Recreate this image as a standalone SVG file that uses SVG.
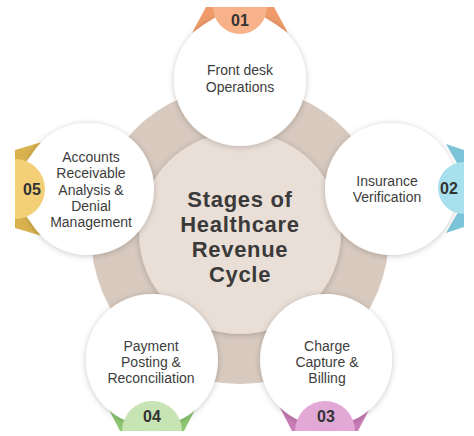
<svg xmlns="http://www.w3.org/2000/svg" width="474" height="436" viewBox="0 0 474 436">
  <defs>
    <filter id="sh" x="-20%" y="-20%" width="140%" height="140%">
      <feDropShadow dx="0" dy="1" stdDeviation="3" flood-color="#000" flood-opacity="0.22"/>
    </filter>
    <clipPath id="cv"><rect x="0" y="0" width="474" height="436"/></clipPath>
  </defs>
  <style>
    .item { font-family: "Liberation Sans", Arial, sans-serif; font-size: 14px; fill: #3d3d3d; text-anchor: middle; }
    .num { font-family: "Liberation Sans", Arial, sans-serif; font-size: 16px; font-weight: bold; fill: #333; text-anchor: middle; }
    .title { font-family: "Liberation Sans", Arial, sans-serif; font-size: 22px; font-weight: bold; letter-spacing: 0.7px; fill: #3a3a3a; text-anchor: middle; }
    .node { fill: #ffffff; filter: url(#sh); }
  </style>
  <rect width="474" height="436" fill="#ffffff"/>
  <g clip-path="url(#cv)">
    <g id="connectors">
      <circle cx="240" cy="235" r="149" fill="#d8cabf"/>
    </g>
    <g id="center">
      <circle cx="240" cy="233" r="101" fill="#eadfd7" filter="url(#sh)"/>
      <text class="title" x="240" y="206.5">Stages of</text>
      <text class="title" x="240" y="231.5">Healthcare</text>
      <text class="title" x="240" y="256.5">Revenue</text>
      <text class="title" x="240" y="281.5">Cycle</text>
    </g>
    <g id="node-01">
      <polygon points="192,33 206,7 230,7" fill="#ef9a68"/>
      <polygon points="288,33 274,7 250,7" fill="#ef9a68"/>
      <circle class="node" cx="240" cy="80" r="66"/>
      <path d="M213,7 A27,27 0 0 0 267,7 Z" fill="#f7b28a"/>
      <text class="num" x="240" y="26">01</text>
      <text class="item" x="240" y="75">Front desk</text>
      <text class="item" x="240" y="92">Operations</text>
    </g>
    <g id="node-02">
      <polygon points="446,144 464,150 464,175" fill="#7cc4d8"/>
      <polygon points="446,233 464,227 464,202" fill="#7cc4d8"/>
      <circle class="node" cx="391" cy="189" r="66"/>
      <path d="M464,162 A26,26 0 0 0 464,214 Z" fill="#a9e0ee"/>
      <text class="num" x="449" y="194">02</text>
      <text class="item" x="387" y="186">Insurance</text>
      <text class="item" x="387" y="202">Verification</text>
    </g>
    <g id="node-03">
      <polygon points="277,402 292,431 310,431" fill="#c97db6"/>
      <polygon points="373,402 358,431 340,431" fill="#c97db6"/>
      <circle class="node" cx="326" cy="360" r="66"/>
      <path d="M295,431 A30,30 0 0 1 355,431 Z" fill="#e3a9d6"/>
      <text class="num" x="326" y="422">03</text>
      <text class="item" x="327" y="351">Charge</text>
      <text class="item" x="327" y="367">Capture &amp;</text>
      <text class="item" x="327" y="383">Billing</text>
    </g>
    <g id="node-04">
      <polygon points="105,402 120,431 138,431" fill="#8fc873"/>
      <polygon points="199,402 184,431 166,431" fill="#8fc873"/>
      <circle class="node" cx="152" cy="360" r="66"/>
      <path d="M122,431 A30,30 0 0 1 182,431 Z" fill="#c6e4b4"/>
      <text class="num" x="152" y="422">04</text>
      <text class="item" x="151" y="351">Payment</text>
      <text class="item" x="151" y="367">Posting &amp;</text>
      <text class="item" x="151" y="383">Reconciliation</text>
    </g>
    <g id="node-05">
      <polygon points="42,142 15,150 15,175" fill="#d9b24f"/>
      <polygon points="42,236 15,228 15,203" fill="#d9b24f"/>
      <circle class="node" cx="88" cy="189" r="66"/>
      <path d="M15,159 A30,30 0 0 1 15,219 Z" fill="#f3d077"/>
      <text class="num" x="32" y="195">05</text>
      <text class="item" x="91" y="162">Accounts</text>
      <text class="item" x="91" y="178">Receivable</text>
      <text class="item" x="91" y="195">Analysis &amp;</text>
      <text class="item" x="91" y="211">Denial</text>
      <text class="item" x="91" y="227">Management</text>
    </g>
  </g>
</svg>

================================

**Short task:** Pictures in the data above should not be copied; transcribe everything else exactly.

**Solution to this exercise:**
Recreate this image as a standalone SVG file that uses SVG.
<svg xmlns="http://www.w3.org/2000/svg" width="474" height="436" viewBox="0 0 474 436">
  <defs>
    <filter id="sh" x="-20%" y="-20%" width="140%" height="140%">
      <feDropShadow dx="0" dy="1" stdDeviation="3" flood-color="#000" flood-opacity="0.22"/>
    </filter>
    <clipPath id="cv"><rect x="0" y="0" width="474" height="436"/></clipPath>
  </defs>
  <style>
    .item { font-family: "Liberation Sans", Arial, sans-serif; font-size: 14px; fill: #3d3d3d; text-anchor: middle; }
    .num { font-family: "Liberation Sans", Arial, sans-serif; font-size: 16px; font-weight: bold; fill: #333; text-anchor: middle; }
    .title { font-family: "Liberation Sans", Arial, sans-serif; font-size: 22px; font-weight: bold; letter-spacing: 0.7px; fill: #3a3a3a; text-anchor: middle; }
    .node { fill: #ffffff; filter: url(#sh); }
  </style>
  <rect width="474" height="436" fill="#ffffff"/>
  <g clip-path="url(#cv)">
    <g id="connectors">
      <circle cx="240" cy="235" r="149" fill="#d8cabf"/>
    </g>
    <g id="center">
      <circle cx="240" cy="233" r="101" fill="#eadfd7" filter="url(#sh)"/>
      <text class="title" x="240" y="206.5">Stages of</text>
      <text class="title" x="240" y="231.5">Healthcare</text>
      <text class="title" x="240" y="256.5">Revenue</text>
      <text class="title" x="240" y="281.5">Cycle</text>
    </g>
    <g id="node-01">
      <polygon points="192,33 206,7 230,7" fill="#ef9a68"/>
      <polygon points="288,33 274,7 250,7" fill="#ef9a68"/>
      <circle class="node" cx="240" cy="80" r="66"/>
      <path d="M213,7 A27,27 0 0 0 267,7 Z" fill="#f7b28a"/>
      <text class="num" x="240" y="26">01</text>
      <text class="item" x="240" y="75">Front desk</text>
      <text class="item" x="240" y="92">Operations</text>
    </g>
    <g id="node-02">
      <polygon points="446,144 464,150 464,175" fill="#7cc4d8"/>
      <polygon points="446,233 464,227 464,202" fill="#7cc4d8"/>
      <circle class="node" cx="391" cy="189" r="66"/>
      <path d="M464,162 A26,26 0 0 0 464,214 Z" fill="#a9e0ee"/>
      <text class="num" x="449" y="194">02</text>
      <text class="item" x="387" y="186">Insurance</text>
      <text class="item" x="387" y="202">Verification</text>
    </g>
    <g id="node-03">
      <polygon points="277,402 292,431 310,431" fill="#c97db6"/>
      <polygon points="373,402 358,431 340,431" fill="#c97db6"/>
      <circle class="node" cx="326" cy="360" r="66"/>
      <path d="M295,431 A30,30 0 0 1 355,431 Z" fill="#e3a9d6"/>
      <text class="num" x="326" y="422">03</text>
      <text class="item" x="327" y="351">Charge</text>
      <text class="item" x="327" y="367">Capture &amp;</text>
      <text class="item" x="327" y="383">Billing</text>
    </g>
    <g id="node-04">
      <polygon points="105,402 120,431 138,431" fill="#8fc873"/>
      <polygon points="199,402 184,431 166,431" fill="#8fc873"/>
      <circle class="node" cx="152" cy="360" r="66"/>
      <path d="M122,431 A30,30 0 0 1 182,431 Z" fill="#c6e4b4"/>
      <text class="num" x="152" y="422">04</text>
      <text class="item" x="151" y="351">Payment</text>
      <text class="item" x="151" y="367">Posting &amp;</text>
      <text class="item" x="151" y="383">Reconciliation</text>
    </g>
    <g id="node-05">
      <polygon points="42,142 15,150 15,175" fill="#d9b24f"/>
      <polygon points="42,236 15,228 15,203" fill="#d9b24f"/>
      <circle class="node" cx="88" cy="189" r="66"/>
      <path d="M15,159 A30,30 0 0 1 15,219 Z" fill="#f3d077"/>
      <text class="num" x="32" y="195">05</text>
      <text class="item" x="91" y="162">Accounts</text>
      <text class="item" x="91" y="178">Receivable</text>
      <text class="item" x="91" y="195">Analysis &amp;</text>
      <text class="item" x="91" y="211">Denial</text>
      <text class="item" x="91" y="227">Management</text>
    </g>
  </g>
</svg>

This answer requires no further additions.